Wall Street Journal - July 18, 2013

As an entrepreneur, you’ve spent countless hours considering and defining how your brand will present itself to the world. You may have even spent more time choosing your company’s brand and product names than you spent selecting your child’s name. It’s that important to the future success of your company. You have deliberated over everything from your brand’s logo, to signature colors, to website design. You’ve reviewed multiple slogans and taglines. But have you stopped to wonder if these colors, images, words and phrases will carry over into global markets down the road? Images and words only have the power to reach the select subset of people who understand them, and have the potential to alienate those who don’t.
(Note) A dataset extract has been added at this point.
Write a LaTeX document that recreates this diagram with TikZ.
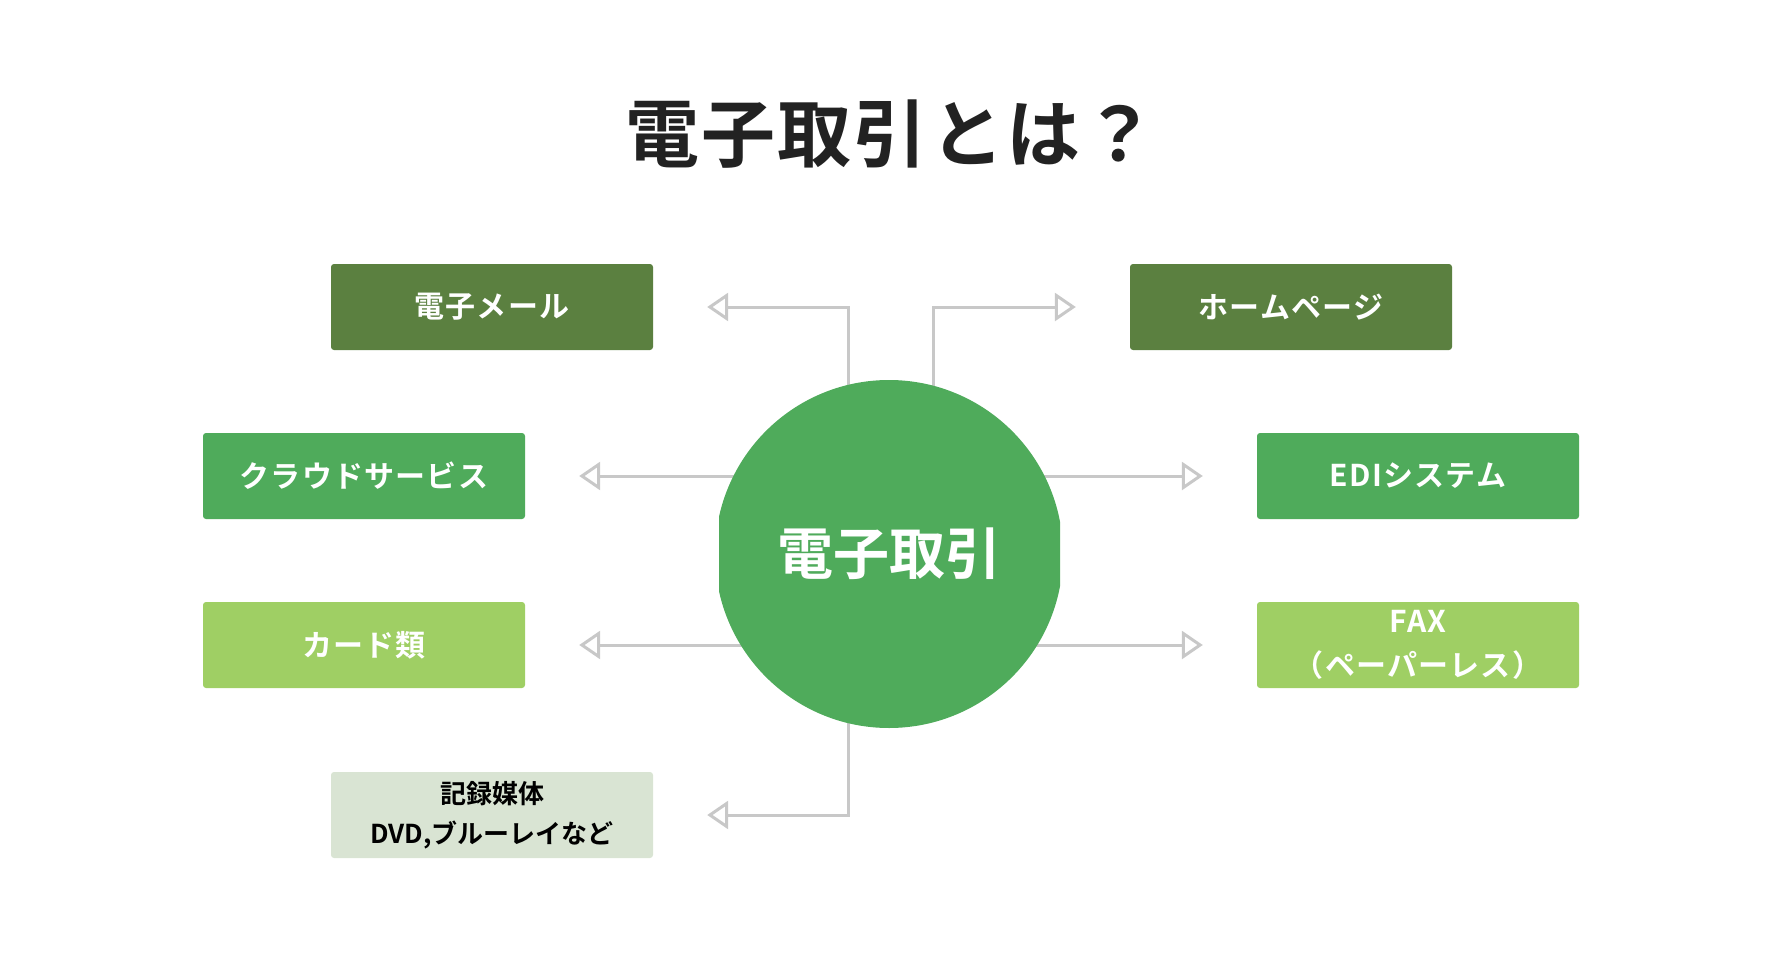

If your core characteristics are successfully communicated across multiple languages and cultures, the company’s image will be universally understood and accepted by its consumers in target markets. As many cautionary tales from brands that didn’t consider the “lost in translation” factor have taught us, your carefully chosen company slogan may have an entirely different meaning when translated into Chinese, for example – and that meaning may not be one you want your brand associated with.
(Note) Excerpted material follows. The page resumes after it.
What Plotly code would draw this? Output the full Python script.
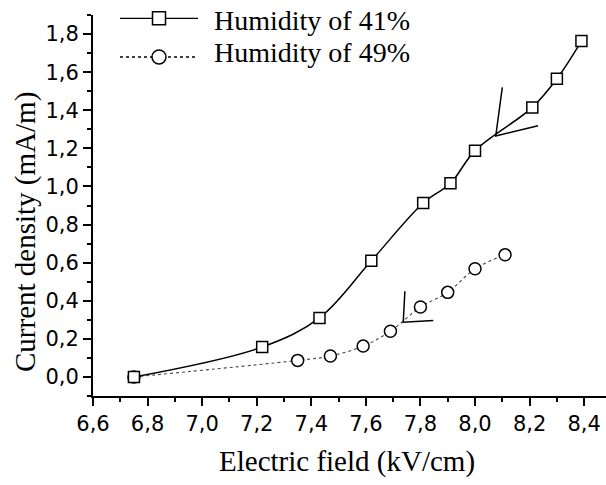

When constructing your brand’s image, it’s important to focus on comprehensively translating its desired image and messaging, going beyond just the one-to-one, literal language switch, to ensure that your brand integrity will hold true. That means going beyond your company name, product names, taglines and slogans to also include all website copy and even the colors and images on your marketing materials. Potential consumers around the world are embracing international brands as they become active participants in the global economy. But they are also eager to celebrate their own cultures. Your international audience will respond positively when they see their traditional preferences, local customs and familiar design elements in your brand’s marketing materials. This approach is especially powerful in the “BRIC” countries – Brazil, Russia, India and China – where local pride is on the rise.
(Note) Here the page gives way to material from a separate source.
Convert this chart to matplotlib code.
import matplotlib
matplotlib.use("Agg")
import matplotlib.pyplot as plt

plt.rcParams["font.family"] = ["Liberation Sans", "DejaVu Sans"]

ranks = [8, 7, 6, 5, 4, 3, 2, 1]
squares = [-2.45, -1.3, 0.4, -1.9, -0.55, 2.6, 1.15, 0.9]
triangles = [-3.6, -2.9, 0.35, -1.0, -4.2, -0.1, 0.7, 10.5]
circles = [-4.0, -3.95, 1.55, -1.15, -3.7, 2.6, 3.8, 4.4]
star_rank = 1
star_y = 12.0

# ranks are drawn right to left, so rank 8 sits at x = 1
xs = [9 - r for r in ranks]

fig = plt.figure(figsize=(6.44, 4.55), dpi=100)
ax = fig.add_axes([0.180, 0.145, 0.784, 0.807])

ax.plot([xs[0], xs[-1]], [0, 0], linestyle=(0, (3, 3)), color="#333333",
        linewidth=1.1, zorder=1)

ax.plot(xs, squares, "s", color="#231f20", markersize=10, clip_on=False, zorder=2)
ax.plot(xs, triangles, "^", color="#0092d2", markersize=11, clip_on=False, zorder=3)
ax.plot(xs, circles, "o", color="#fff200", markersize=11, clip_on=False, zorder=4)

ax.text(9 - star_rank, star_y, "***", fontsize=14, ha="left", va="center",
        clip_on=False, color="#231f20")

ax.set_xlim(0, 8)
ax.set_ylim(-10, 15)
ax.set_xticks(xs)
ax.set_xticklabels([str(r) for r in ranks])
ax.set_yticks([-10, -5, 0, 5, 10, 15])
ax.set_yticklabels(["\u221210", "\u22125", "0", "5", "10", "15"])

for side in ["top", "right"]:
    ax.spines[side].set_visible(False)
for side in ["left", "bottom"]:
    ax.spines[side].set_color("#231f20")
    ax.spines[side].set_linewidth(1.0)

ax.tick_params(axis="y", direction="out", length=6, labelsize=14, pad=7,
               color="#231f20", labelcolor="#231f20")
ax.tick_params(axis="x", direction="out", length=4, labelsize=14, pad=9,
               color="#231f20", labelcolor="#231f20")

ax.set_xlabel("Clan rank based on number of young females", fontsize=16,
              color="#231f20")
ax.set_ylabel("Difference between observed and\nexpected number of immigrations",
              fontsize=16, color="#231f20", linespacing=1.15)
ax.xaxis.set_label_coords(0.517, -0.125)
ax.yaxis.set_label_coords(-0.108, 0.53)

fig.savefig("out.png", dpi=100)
A company is only as successful as its consumer base is loyal. Customers remain loyal to the brands with which they feel they can engage. They return to spend money on the companies to which they relate and the companies that offer products or services that show true understanding of consumers’ needs. For this relationship to develop, companies need to ensure their images remain consistent across the board and around the world, wherever their customers may be. Image is so much more than a few words strung together or a few headlines in the newspaper. A company’s image communicates what the brand represents, and that characteristic should be accurately and effectively understood by all those who encounter it, anywhere that brand travels.